If I'm a normal end user, I will probably get a vastly easier to use product at about 1-10% of the price from Backblaze. And if I'm a serious business that can easily afford the > 10x premium and engineering to configure the backup I probably wouldn't want to entrust it to some company with what looks to be a bus factor of one and the apparent technical limitation that a restore might cost me a few DAYS of unanticipated downtime [1].

I mean, sure, if you are some unix nerd wanting to backup your dotfiles and a few small documents (or repos) for maybe around ~$50/year, why not go with some artisanal backup service for HN street cred (and a laudable open source donation policy)?
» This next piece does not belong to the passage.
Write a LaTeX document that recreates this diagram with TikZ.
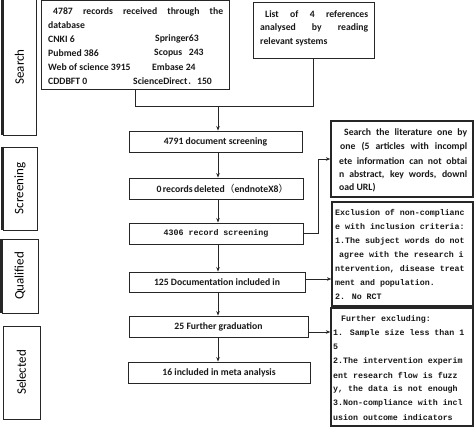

But what other good use cases are there?

Am I missing something obvious?

[1] https://news.ycombinator.com/item?id=25621093




E.g. relative to the author's script, tarsnap get you automatic deduplication across backups... which, if you're like me and basically generate more and more data, allows you to store lots of historic backups at basically no overhead over just storing today's data.

Also, good encryption and security; e.g. Tarsnap is trusted by Stripe (https://www.tarsnap.com/testimonials.html).

Tarsnap does have real downsides - restores can indeed be slow, bare per-GB cost is high, and "like tar" is not a user interface that everyone will like - but there are definitely upsides, too.